My in-laws live in Gettysburg, so I’m up-to-date with all the controversy, in regards of the removal of the Confederate flag, from the nation’s Parks and Civil War battlefields. To be honest, I can see both sides of the argument — but as time goes on I’m leaning towards those who want to remove it completely.
The display and sale of the Confederate Battle Flag, however, doesn’t bother me when I see it outside the battleground in the City of Gettysburg. Maybe because Gettysburg is a living museum — and, like our President recently said, a museum is the proper place for the Confederate Flag to be displayed.
When I was growing up, we always referred to the so-called Confederate Flag as the Rebel Flag. Back then, the only place on Long Island where you’d see the Rebel flag displayed was in a record store on a Southern Rock album. It didn’t really bother me then. Maybe it should have? But it didn’t.
However, if I honestly reflect on the multiple trips I’ve made from New York to Florida by car before Southwest moved into MacArthur Airport, I can recall how the sight of the Rebel Flag gave me a sense of discomfort — especially in the State of Georgia. It had less to do with what it represented on the battlefield and more to do with what it came to represent in the era of Jim Crow.
This debate has so many different levels of pain and pride mainly because the Civil War was a War of Brothers. Similarly, the fight for Civil Rights in this country became a civil war, in a sense, for equality. Like most conflicts, the enemy returns home. But not here.
At the end of these two conflicts, Southerners and Northerners in the aftermath the Civil War and Southern Blacks and Whites post the Civil Rights movement had to discover a way to live together in peace.

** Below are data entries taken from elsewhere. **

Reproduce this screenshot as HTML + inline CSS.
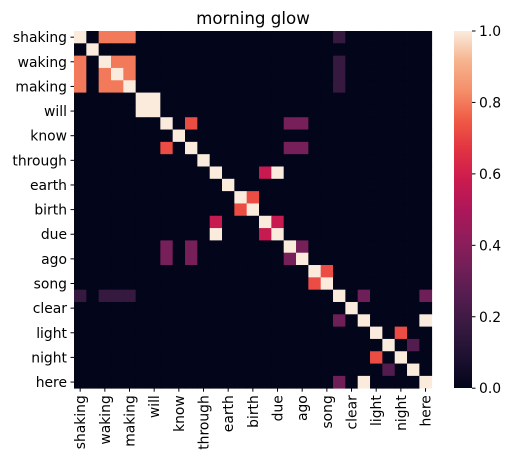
<!DOCTYPE html>
<html><head><meta charset="utf-8"><style>
body{margin:0;background:#fff;font-family:"DejaVu Sans",sans-serif}
</style></head><body>
<svg id="chart" width="513" height="463" xmlns="http://www.w3.org/2000/svg" font-family="DejaVu Sans, sans-serif">
<defs>
<linearGradient id="rocket" x1="0" y1="1" x2="0" y2="0">
<stop offset="0" stop-color="#03051a"/><stop offset="0.083" stop-color="#1c1030"/><stop offset="0.167" stop-color="#35193e"/>
<stop offset="0.25" stop-color="#521c4f"/><stop offset="0.333" stop-color="#701f57"/><stop offset="0.417" stop-color="#8f1d5b"/>
<stop offset="0.5" stop-color="#ad1759"/><stop offset="0.583" stop-color="#cb1b4f"/><stop offset="0.667" stop-color="#e13342"/>
<stop offset="0.75" stop-color="#f05a45"/><stop offset="0.833" stop-color="#f48f6a"/><stop offset="0.917" stop-color="#f6b48f"/>
<stop offset="1" stop-color="#faebdd"/></linearGradient>
</defs>
<text x="253" y="24" font-size="16.7" text-anchor="middle" fill="#000">morning glow</text>
<g id="cells"></g>
<g id="axes"></g>
<rect x="454" y="31" width="18" height="357" fill="url(#rocket)"/>
<g id="cbar"></g>
</svg>
<script>
const labels = ["shaking","","waking","","making","","will","","know","","through","","earth","","birth","","due","","ago","","song","","clear","","light","","night","","here"];
const cbTicks = [0,0.2,0.4,0.6,0.8,1.0];
// sparse entries [row, col, value]
const entries = [
[0,0,1],[0,2,0.8],[0,3,0.8],[0,4,0.8],[0,21,0.17],
[1,1,1],
[2,0,0.8],[2,2,1],[2,3,0.8],[2,4,0.8],[2,21,0.17],
[3,0,0.8],[3,2,0.8],[3,3,1],[3,4,0.8],[3,21,0.17],
[4,0,0.8],[4,2,0.8],[4,3,0.8],[4,4,1],[4,21,0.17],
[5,5,1],[5,6,1],[6,5,1],[6,6,1],
[7,7,1],[7,9,0.72],[7,17,0.35],[7,18,0.35],
[8,8,1],
[9,7,0.72],[9,9,1],[9,17,0.35],[9,18,0.35],
[10,10,1],
[11,11,1],[11,15,0.57],[11,16,1],
[12,12,1],
[13,13,1],[13,14,0.72],[14,13,0.72],[14,14,1],
[15,11,0.57],[15,15,1],[15,16,0.57],
[16,11,1],[16,15,0.57],[16,16,1],
[17,7,0.35],[17,9,0.35],[17,17,1],[17,18,0.35],
[18,7,0.35],[18,9,0.35],[18,17,0.35],[18,18,1],
[19,19,1],[19,20,0.72],[20,19,0.72],[20,20,1],
[21,0,0.17],[21,2,0.17],[21,3,0.17],[21,4,0.17],[21,21,1],[21,23,0.33],[21,28,0.33],
[22,22,1],
[23,21,0.33],[23,23,1],[23,28,1],
[24,24,1],[24,26,0.72],
[25,25,1],[25,27,0.25],
[26,24,0.72],[26,26,1],
[27,25,0.25],[27,27,1],
[28,21,0.33],[28,23,1],[28,28,1]
];
const N = 29, X0 = 74, Y0 = 31, W = 357.7, H = 357.2;
const cw = W/N, ch = H/N;
const stops = [[0,"#03051a"],[0.083,"#1c1030"],[0.167,"#35193e"],[0.25,"#521c4f"],[0.333,"#701f57"],[0.417,"#8f1d5b"],[0.5,"#ad1759"],[0.583,"#cb1b4f"],[0.667,"#e13342"],[0.75,"#f05a45"],[0.833,"#f48f6a"],[0.917,"#f6b48f"],[1,"#faebdd"]];
function hex(h){return [1,3,5].map(i=>parseInt(h.substr(i,2),16));}
function color(v){for(let i=1;i<stops.length;i++){if(v<=stops[i][0]){const a=stops[i-1],b=stops[i];const t=(v-a[0])/(b[0]-a[0]);const ca=hex(a[1]),cb=hex(b[1]);return "rgb("+ca.map((c,k)=>Math.round(c+(cb[k]-c)*t)).join(",")+")";}}return stops[stops.length-1][1];}
const ns="http://www.w3.org/2000/svg";
const xs = c => X0 + c*cw, ys = r => Y0 + r*ch;
const cells=document.getElementById("cells");
const m=Array.from({length:N},()=>Array(N).fill(0));
entries.forEach(e=>{m[e[0]][e[1]]=e[2];});
for(let r=0;r<N;r++)for(let c=0;c<N;c++){
 const el=document.createElementNS(ns,"rect");
 
 
 el.setAttribute("x",xs(c));el.setAttribute("y",ys(r));el.setAttribute("width",cw+0.4);el.setAttribute("height",ch+0.4);
 el.setAttribute("fill",color(m[r][c]));cells.appendChild(el);
}
const axes=document.getElementById("axes");
labels.forEach((l,i)=>{
 if(!l) return;
 const y=ys(i)+ch/2, x=xs(i)+cw/2;
 const t=document.createElementNS(ns,"line");
 
 
 t.setAttribute("x1",X0-3.5);t.setAttribute("x2",X0);t.setAttribute("y1",y);t.setAttribute("y2",y);t.setAttribute("stroke","#000");axes.appendChild(t);
 const tx=document.createElementNS(ns,"text");
 
 
 tx.setAttribute("x",X0-7);tx.setAttribute("y",y+5);tx.setAttribute("text-anchor","end");tx.setAttribute("font-size","13.9");tx.textContent=l;axes.appendChild(tx);
 const t2=document.createElementNS(ns,"line");
 
 
 t2.setAttribute("x1",x);t2.setAttribute("x2",x);t2.setAttribute("y1",Y0+H);t2.setAttribute("y2",Y0+H+3.5);t2.setAttribute("stroke","#000");axes.appendChild(t2);
 const tx2=document.createElementNS(ns,"text");
 
 
 tx2.setAttribute("transform","translate("+(x+5)+","+(Y0+H+7)+") rotate(-90)");tx2.setAttribute("text-anchor","end");tx2.setAttribute("font-size","13.9");tx2.textContent=l;axes.appendChild(tx2);
});
const cbar=document.getElementById("cbar");
cbTicks.forEach(v=>{
 const y=Y0+H-v*H;
 const t=document.createElementNS(ns,"line");
 
 
 t.setAttribute("x1",472);t.setAttribute("x2",475.5);t.setAttribute("y1",y);t.setAttribute("y2",y);t.setAttribute("stroke","#000");cbar.appendChild(t);
 const tx=document.createElementNS(ns,"text");
 
 
 tx.setAttribute("x",479);tx.setAttribute("y",y+5);tx.setAttribute("font-size","13.9");tx.textContent=v.toFixed(1);cbar.appendChild(tx);
});
</script>
</body></html>
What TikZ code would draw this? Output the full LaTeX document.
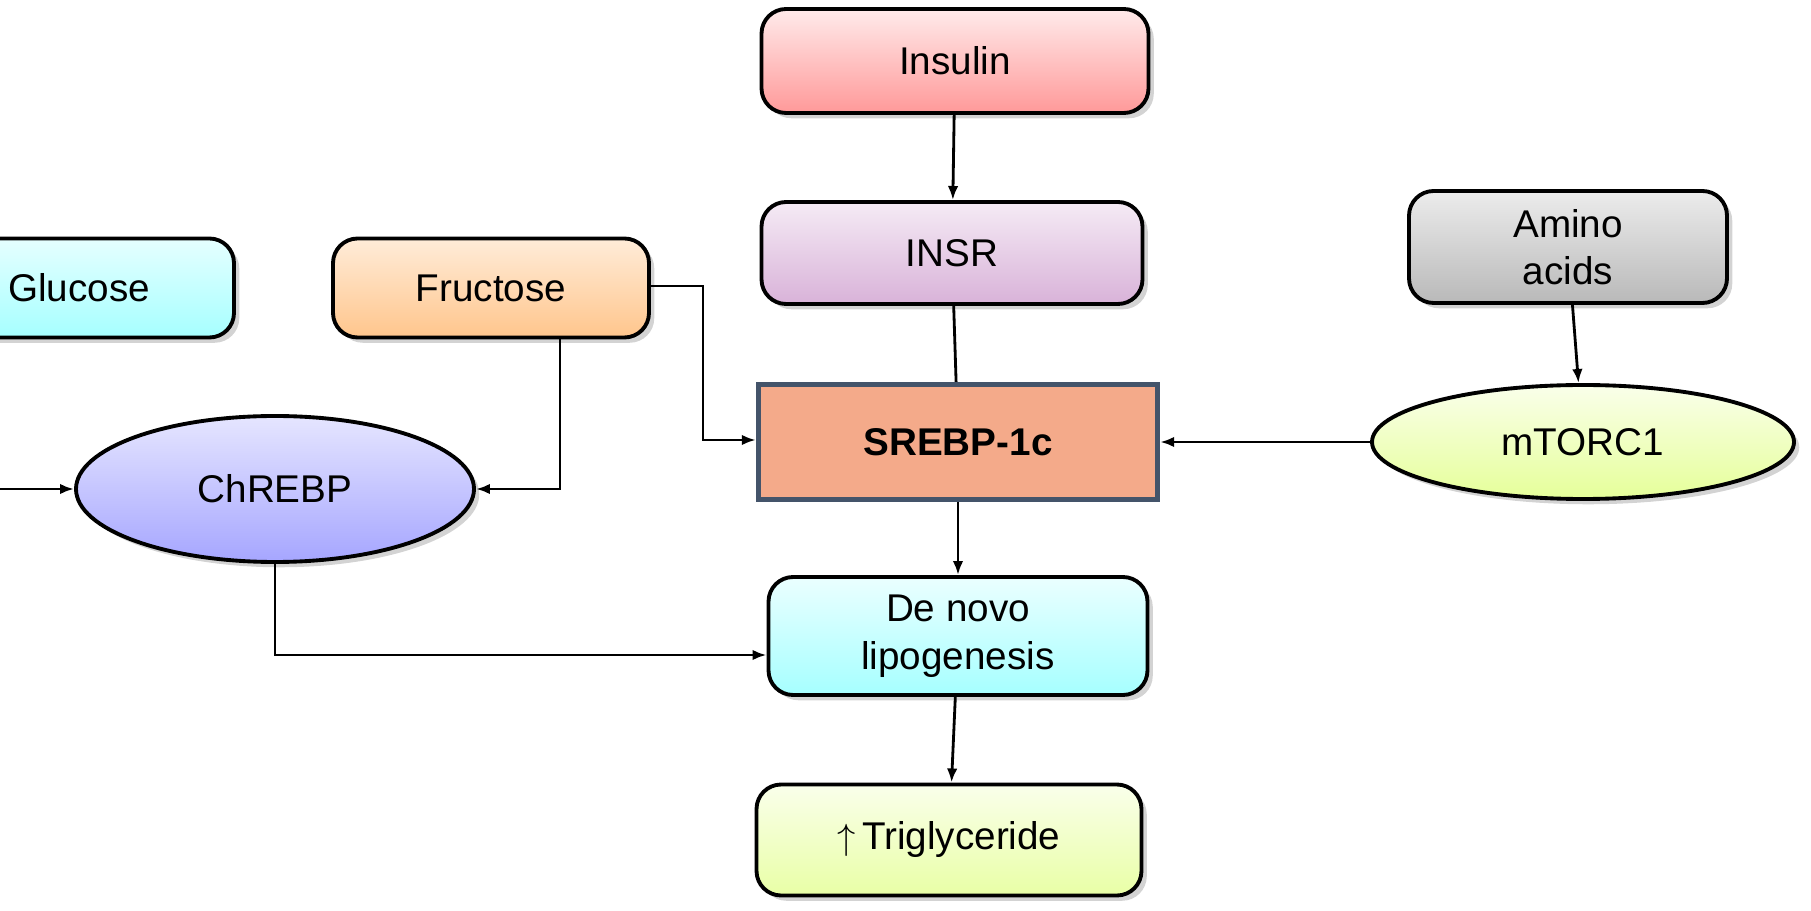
\documentclass[tikz,border=0pt]{standalone}
\usepackage{fontspec}
\setmainfont{Liberation Sans}
\usetikzlibrary{shapes.geometric,shadows,arrows.meta}

\newlength\px
\setlength\px{0.02cm}

\tikzset{
  box/.style={draw=black,line width=2.2pt,rounded corners=14pt,align=center,inner sep=0pt,
    font=\fontsize{22}{27}\selectfont,drop shadow={opacity=0.35,shadow xshift=3pt,shadow yshift=-3pt}},
  blob/.style={ellipse,draw=black,line width=2.2pt,align=center,inner sep=0pt,
    font=\fontsize{22}{27}\selectfont,drop shadow={opacity=0.35,shadow xshift=3pt,shadow yshift=-3pt}},
  link/.style={draw=black,line width=1.6pt},
  arr/.style={link,-{Latex[length=8pt,width=6pt]}}
}

\begin{document}
\begin{tikzpicture}[x=0.02cm,y=-0.02cm]
  \useasboundingbox (0,0) rectangle (1811,911);
  \clip (0,0) rectangle (1811,911);
  % boxes
  \node[box,minimum width=387\px,minimum height=104\px,top color=red!8,bottom color=red!40] (ins) at (955,61) {Insulin};
  \node[box,minimum width=381\px,minimum height=102\px,top color=violet!8,bottom color=violet!30] (insr) at (952,253) {INSR};
  \node[box,minimum width=310\px,minimum height=99\px,top color=cyan!10,bottom color=cyan!35] (glu) at (79,288) {Glucose};
  \node[box,minimum width=316\px,minimum height=99\px,top color=orange!15,bottom color=orange!45] (fru) at (491,288) {Fructose};
  \node[box,minimum width=318\px,minimum height=112\px,top color=gray!15,bottom color=gray!55] (amino) at (1568,247) {Amino\\acids};
  \node[draw={rgb,255:red,68;green,84;blue,106},line width=3pt,fill={rgb,255:red,244;green,170;blue,138},inner sep=0pt,
    minimum width=399\px,minimum height=115\px,font=\fontsize{22}{27}\selectfont\bfseries] (srebp) at (958,442) {SREBP-1c};
  \node[blob,minimum width=422\px,minimum height=114\px,top color=lime!8,bottom color=lime!40] (mtor) at (1583,442) {mTORC1};
  \node[blob,minimum width=398\px,minimum height=146\px,top color=blue!10,bottom color=blue!35] (chre) at (275,489) {ChREBP};
  \node[box,minimum width=379\px,minimum height=118\px,top color=cyan!8,bottom color=cyan!35] (dnl) at (958,636) {De novo\\lipogenesis};
  \node[box,minimum width=385\px,minimum height=111\px,top color=lime!8,bottom color=lime!35] (tri) at (949,840) {$\uparrow$\,Triglyceride};
  \coordinate (edge) at (0,489);
  % connectors
  \draw[arr] (ins) -- (insr);
  \draw[link] (insr) -- (srebp);
  \draw[arr] (srebp) -- (dnl);
  \draw[arr] (dnl) -- (tri);
  \draw[arr] (amino) -- (mtor);
  \draw[arr] (mtor) -- (srebp);
  \draw[arr] (edge) -- (chre);
  \draw[arr] (fru.east |- 0,286) -| (703,440) -- (srebp.west |- 0,440);
  \draw[arr] (fru.south -| 560,0) |- (chre.east);
  \draw[arr] (chre.south) |- (dnl.west |- 0,655);
\end{tikzpicture}
\end{document}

Though we boast about our Judeo-Christian roots, we, as a nation, sadly haven’t really collectively found a Judeo-Christian resolution to many of our conflicts — past and present. With that, the call to remove the Rebel Flag from public display grows. And as it grows, I begin to wonder about all those Civil War re-enactments that take place across the nation. Will they continue or will they just cause move controversy? Will our country ever be able to get past this?
An article written in 2013 by Brandie Kessler, of the York Daily Record, however, has given me hope. It’s titled “Healing side of history comes to light at Gettysburg.”
It reminded me of an image I’ve seen many times when attending Mass at St. Francis Xavier Church in Gettysburg. It’s a stained-glass window that depicts the Sisters of Charity from Mother Seton’s Community in Emmitsburg, Md., helping wounded soldiers during the battle of Gettysburg.
According to the Gettysburg Experience, as the battle waned, about 250 of the most seriously wounded soldiers from both armies were brought to the St. Francis Xavier church — which is why both flags are depicted in stained-glass. Although Gettysburg civilians came to offer their assistance, several nuns, known as the Sisters of Charity, also nursed the wounded and the dying. According to church records, only one of the 250 cared for was a member of the Catholic faith.
Because of the severity of the wounds of those who had been brought into the Church, SFX remained a hospital until the end of September 1863. (The battle began in 1863 on July 3 and ended on July 5.) This stained-glass Church window was dedicated to these acts of mercy.
In this window, the flag, that has become a symbol of hate for so many, is more than memorial to “these humble children of God [who] were willing to suffer for righteousness’ sake … and in whose eyes the beauty of genuine brotherhood and peace is more precious than diamonds or silver or gold” — it’s a healing sign.